My dissertation explores Method acting, which is the dominant acting methodology in the United States, through acts of complicity and/or resistance to systems of power from 1930 to the present. Method acting began in the 1930s as a resistant methodology, and then Method acting was altered in the 1950s in order to comply with the discourses that defined a specific culture. Because contemporary Method acting is defined by complicity, a contemporary actor must be viewed through acts of unconscious erasure. Concerning the production of a play, if Method is performed consciously, then the play is consciously “placed” within the United States in the 1950s. If Method is performed unconsciously, then the alternative cultural conversation of the play is altered in order to define discourses of the 1950s, thus the alternative conversation of the play disappears. Though beginning in resistance, Method acting now controls and regulates actors through a methodology that produces and reproduces images from the past. The images present systems of power from the 1950s, and the director, actor, and audience watching an unconscious presentation of these images represent not only an acting methodology that is constrained, but also a culture and a people defined by compliance with the past.

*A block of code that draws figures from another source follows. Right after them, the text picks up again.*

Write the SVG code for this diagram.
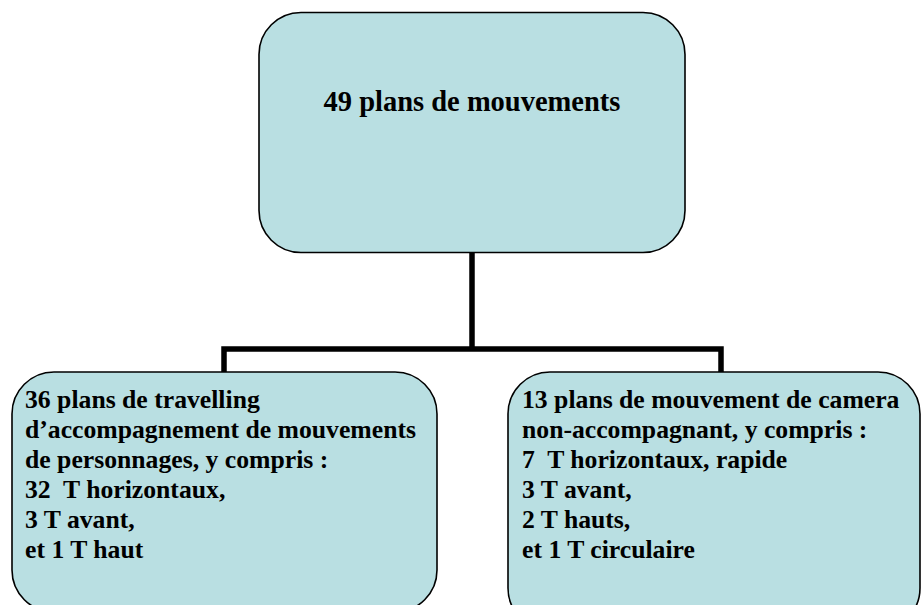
<svg xmlns="http://www.w3.org/2000/svg" width="921" height="605" viewBox="0 0 921 605">
<style>
.box{fill:#b9dfe2;stroke:#000;stroke-width:1.6}
.conn{fill:none;stroke:#000;stroke-width:5.5;stroke-linejoin:miter}
text{font-family:"Liberation Serif","Times New Roman",serif;font-weight:bold;fill:#000;white-space:pre}
.t1{font-size:28.5px}
.t2{font-size:25.7px}
</style>
<rect width="921" height="605" fill="#fff"/>
<g id="connectors">
<path class="conn" d="M472,253 V349"/>
<path class="conn" d="M224,372 V349 H721 V372"/>
</g>
<g id="root">
<rect class="box" x="259" y="12.5" width="426" height="240" rx="42" ry="42"/>
<text class="t1" x="472" y="111" text-anchor="middle">49 plans de mouvements</text>
</g>
<g id="left">
<rect class="box" x="12" y="372" width="425" height="240" rx="42" ry="42"/>
<text class="t2" xml:space="preserve"><tspan x="25" y="408">36 plans de travelling</tspan><tspan x="25" y="438">d’accompagnement de mouvements</tspan><tspan x="25" y="468">de personnages, y compris :</tspan><tspan x="25" y="498">32  T horizontaux,</tspan><tspan x="25" y="528">3 T avant,</tspan><tspan x="25" y="558">et 1 T haut</tspan></text>
</g>
<g id="right">
<rect class="box" x="508" y="372" width="412" height="258" rx="42" ry="42"/>
<text class="t2" xml:space="preserve"><tspan x="522" y="408">13 plans de mouvement de camera</tspan><tspan x="522" y="438">non-accompagnant, y compris :</tspan><tspan x="522" y="468">7  T horizontaux, rapide</tspan><tspan x="522" y="498">3 T avant,</tspan><tspan x="522" y="528">2 T hauts,</tspan><tspan x="522" y="558">et 1 T circulaire</tspan></text>
</g>
</svg>
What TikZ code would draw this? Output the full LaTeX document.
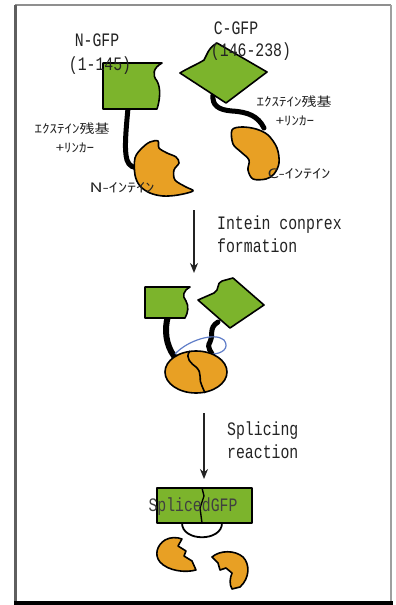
\documentclass[tikz,border=0pt]{standalone}
\usepackage{fontspec}
\usepackage{tikz}
\usetikzlibrary{calc, arrows.meta}
\newfontfamily\gothicmono[FakeStretch=0.78]{Liberation Mono}
\newfontfamily\gothicjp[FakeStretch=1.2]{Noto Sans CJK JP}
\newfontfamily\gothicjpwide[FakeStretch=1.4]{Noto Sans CJK JP}
\definecolor{GFPGreen}{RGB}{124, 180, 44}
\definecolor{InteinOrange}{RGB}{232, 160, 36}
\definecolor{LoopBlue}{RGB}{95, 125, 200}
\definecolor{FrameGrey}{RGB}{95, 95, 95}
\definecolor{InkBlack}{RGB}{35, 35, 35}

\begin{document}
\begin{tikzpicture}[x=1pt, y=-1pt,
    gfp/.style={fill=GFPGreen, draw=black, line width=1.6pt, line join=round},
    intein/.style={fill=InteinOrange, draw=black, line width=1.6pt, line join=round},
    linker/.style={draw=black, line width=5pt, line cap=round},
    steparrow/.style={-{Stealth[length=10pt, width=8pt]}, line width=2pt, InkBlack},
    monolbl/.style={font=\gothicmono\fontsize{19}{23}\selectfont, text=InkBlack, inner sep=0pt},
    jplbl/.style={font=\gothicjp\fontsize{12.5}{15}\selectfont, text=InkBlack, inner sep=0pt},
    jpwidelbl/.style={font=\gothicjpwide\fontsize{13}{15}\selectfont, text=InkBlack, inner sep=0pt}]
    \useasboundingbox (0,0) rectangle (396,605);
    \fill[white] (0,0) rectangle (396,605);
    % frame
    \draw[FrameGrey!70, line width=1.5pt] (15,5) -- (391,5);
    \draw[FrameGrey!60, line width=1.5pt] (391,5) -- (391,602);
    \draw[FrameGrey, line width=2.5pt] (15.5,5) -- (15.5,602);
    \draw[black, line width=3.5pt] (14,603) -- (393,603);

    % separated halves
    \draw[linker] (128,108) .. controls (126,130) and (124,150) .. (127,160)
        .. controls (129,166) and (133,168) .. (140,168);
    \draw[linker] (213,95) .. controls (212,105) and (218,110) .. (232,111)
        .. controls (248,112) and (258,116) .. (264,128);
    \draw[gfp] (103,63) -- (162,63) .. controls (153,68) and (152,75) .. (157,81)
        .. controls (161,88) and (160,100) .. (157,109) -- (103,109) -- cycle;
    \draw[gfp] (180,73) .. controls (188,68) and (198,64) .. (204,60)
        .. controls (207,55) and (208,48) .. (217,43) -- (267,72) -- (226,103) -- cycle;
    \draw[intein] plot[smooth cycle, tension=0.55] coordinates {(135,158) (142,148) (150,142)
        (158,141) (159,148) (167,153) (176,157) (179,163) (174,170) (175,180) (186,187)
        (193,191) (178,195) (163,196) (150,193) (140,186) (135,175)};
    \draw[intein] plot[smooth cycle, tension=0.55] coordinates {(232,130) (242,127) (256,129)
        (268,135) (277,148) (279,163) (274,174) (266,179) (253,179) (248,170) (249,160)
        (241,152) (233,144)};

    \node[monolbl] (ngfp) at (97,40) {N-GFP};
    \node[monolbl] (ngfprange) at (100,66) {(1-145)};
    \node[monolbl] (cgfp) at (236,28) {C-GFP};
    \node[monolbl] (cgfprange) at (251,52) {(146-238)};
    \node[jplbl] (nlinkera) at (72,129) {ｴｸｽﾃｲﾝ残基};
    \node[jplbl] (nlinkerb) at (75,148) {+ﾘﾝｶｰ};
    \node[jplbl] (clinkera) at (294,102) {ｴｸｽﾃｲﾝ残基};
    \node[jplbl] (clinkerb) at (295,121) {+ﾘﾝｶｰ};
    \node[jpwidelbl] (ninteinlbl) at (122,188) {N-ｲﾝﾃｲﾝ};
    \node[jpwidelbl] (cinteinlbl) at (299,174) {C-ｲﾝﾃｲﾝ};

    % step 1
    \coordinate (stepa) at (194,210);
    \coordinate (stepb) at (194,273);
    \draw[steparrow] (stepa) -- (stepb);
    \node[monolbl, anchor=west, align=left] (steplbl) at (217,234) {Intein conprex\\formation};

    % complex
    \draw[linker, line width=6pt] (168,316) .. controls (164,330) and (166,345) .. (174,356);
    \draw[linker] (218,322) .. controls (208,328) and (214,336) .. (210,342)
        .. controls (206,348) and (212,352) .. (213,356);
    \draw[LoopBlue, line width=1.2pt] (175,354) .. controls (188,340) and (215,332) .. (224,340)
        .. controls (230,348) and (222,354) .. (212,354);
    \draw[gfp] (145,287) -- (190,287) .. controls (183,291) and (182,296) .. (186,301)
        .. controls (189,306) and (188,313) .. (185,318) -- (145,318) -- cycle;
    \draw[gfp] (198,300) -- (214,293) .. controls (220,290) and (216,283) .. (222,281)
        -- (233,278) -- (264,305) -- (230,328) -- cycle;
    \draw[intein] (196,372) ellipse [x radius=31, y radius=21];
    \draw[black, line width=1.6pt] (190,351) .. controls (184,358) and (192,364) .. (196,367)
        .. controls (203,373) and (198,380) .. (202,386) -- (205,393);

    % step 2
    \coordinate (stepc) at (204,413);
    \coordinate (stepd) at (204,479);
    \draw[steparrow] (stepc) -- (stepd);
    \node[monolbl, anchor=west, align=left] (splicelbl) at (227,440) {Splicing\\reaction};

    % spliced product
    \draw[black, line width=1.8pt] (182,523) .. controls (182,542) and (222,542) .. (222,523);
    \draw[gfp] (157,488) rectangle (252,523);
    \draw[black, line width=1.4pt] (202,488) -- (204,496) -- (200,508) -- (202,523);
    \node[monolbl, text=black!75] (splicedgfp) at (193,507) {SplicedGFP};
    \draw[intein] (182,539) -- (178,546) -- (186,551) -- (184,556) -- (192,561) -- (196,570)
        .. controls (185,573) and (168,571) .. (160,562)
        .. controls (154,555) and (157,545) .. (165,540)
        .. controls (170,537) and (177,537) .. (182,539) -- cycle;
    \draw[intein] (212,557) .. controls (220,550) and (235,550) .. (243,557)
        .. controls (250,564) and (250,578) .. (240,587) -- (232,589)
        .. controls (229,584) and (230,578) .. (232,573) -- (226,568) -- (220,570)
        -- (218,563) -- cycle;
\end{tikzpicture}
\end{document}
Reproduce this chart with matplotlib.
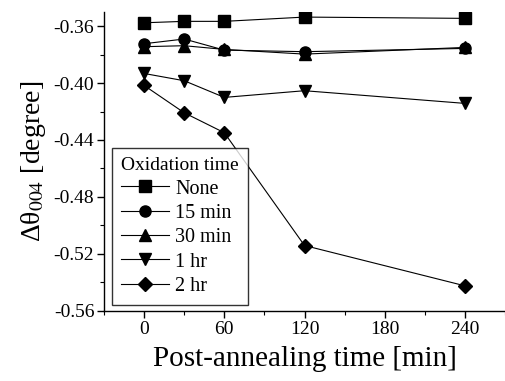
import matplotlib
matplotlib.use("Agg")
import matplotlib.pyplot as plt
from matplotlib.ticker import MultipleLocator

plt.rcParams["font.family"] = ["Liberation Serif", "DejaVu Serif"]
plt.rcParams["mathtext.fontset"] = "stix"

# post-annealing time [min]
anneal_time = [0, 30, 60, 120, 240]

# delta theta_004 [degree] per oxidation time
none_vals = [-0.3577, -0.3567, -0.3567, -0.3537, -0.3546]
min15_vals = [-0.3724, -0.3691, -0.3769, -0.3780, -0.3757]
min30_vals = [-0.3745, -0.3738, -0.3764, -0.3797, -0.3750]
hr1_vals = [-0.3933, -0.3984, -0.4101, -0.4054, -0.4143]
hr2_vals = [-0.4017, -0.4209, -0.4349, -0.5141, -0.5424]

series = [
    ("None", none_vals, "s"),
    ("15 min", min15_vals, "o"),
    ("30 min", min30_vals, "^"),
    ("1 hr", hr1_vals, "v"),
    ("2 hr", hr2_vals, "D"),
]

fig = plt.figure(figsize=(5.05, 3.81), dpi=100)
ax = fig.add_axes([0.206, 0.184, 0.794, 0.785])

for label, vals, marker in series:
    ms = 7 if marker == "D" else 8
    ax.plot(anneal_time, vals, color="black", lw=0.8, marker=marker,
            ms=ms, label=label)

ax.set_xlim(-30, 270)
ax.set_ylim(-0.56, -0.35)
ax.xaxis.set_major_locator(MultipleLocator(60))
ax.xaxis.set_minor_locator(MultipleLocator(30))
ax.yaxis.set_major_locator(MultipleLocator(0.04))
ax.yaxis.set_minor_locator(MultipleLocator(0.02))
ax.yaxis.set_major_formatter(plt.FuncFormatter(lambda v, p: f"{v:.2f}"))

for side in ("top", "right"):
    ax.spines[side].set_visible(False)
ax.spines["left"].set_linewidth(1.0)
ax.spines["bottom"].set_linewidth(1.0)
ax.tick_params(which="major", direction="out", length=5, width=1.0,
               labelsize=14, pad=2)
ax.tick_params(which="minor", direction="out", length=3, width=0.8)

ax.set_xlabel("Post-annealing time [min]", fontsize=21, labelpad=6)
ax.set_ylabel("Δθ$_{004}$ [degree]", fontsize=20, labelpad=4)

leg = ax.legend(title="Oxidation time", loc="lower left",
                bbox_to_anchor=(0.02, 0.02), fontsize=14.5, title_fontsize=14,
                fancybox=False, frameon=True, edgecolor="black",
                handlelength=2.4, handletextpad=0.3, labelspacing=0.26,
                borderpad=0.45, borderaxespad=0.0)
leg.get_frame().set_linewidth(1.0)
leg._legend_box.align = "left"

fig.savefig("out.png", dpi=100)
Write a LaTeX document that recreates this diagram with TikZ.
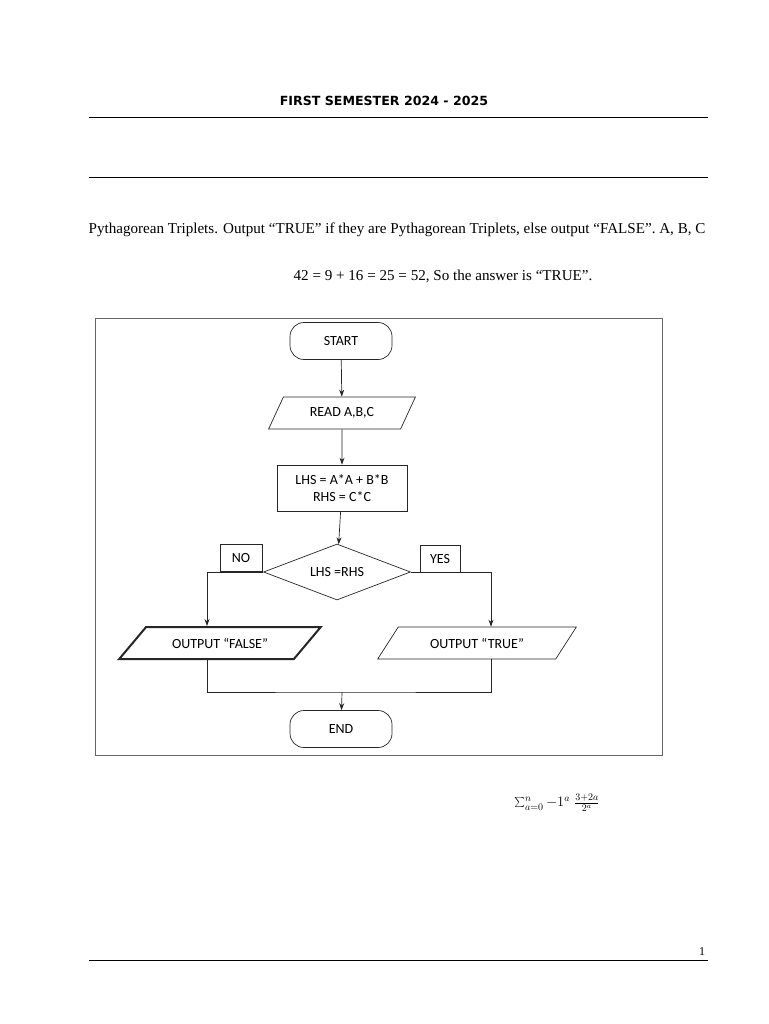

In order to resist Method’s production and reproduction of the past, I offer an alternative methodology for the contemporary actor. The Third Actor Training Program, or TAPT, is resistant by definition because the function of this actor is to seek out and engage with diverse cultural conversations within a text, and the function of the methodology is to expose a physical and creative avenue for the theatrical enactment of diversity. TAPT also offers a new “place” of performance for this new actor, a place that is defined by freedom from systems of power and freedom from controlled and regulated time. The Revolution of the Species continues, and the Revolution is being enacted even as I write this abstract. My dissertation proposes that the state of the actor is the state of the State, and my dissertation proposes that the state of the TAPT actor presents is a possible future for a contemporary culture.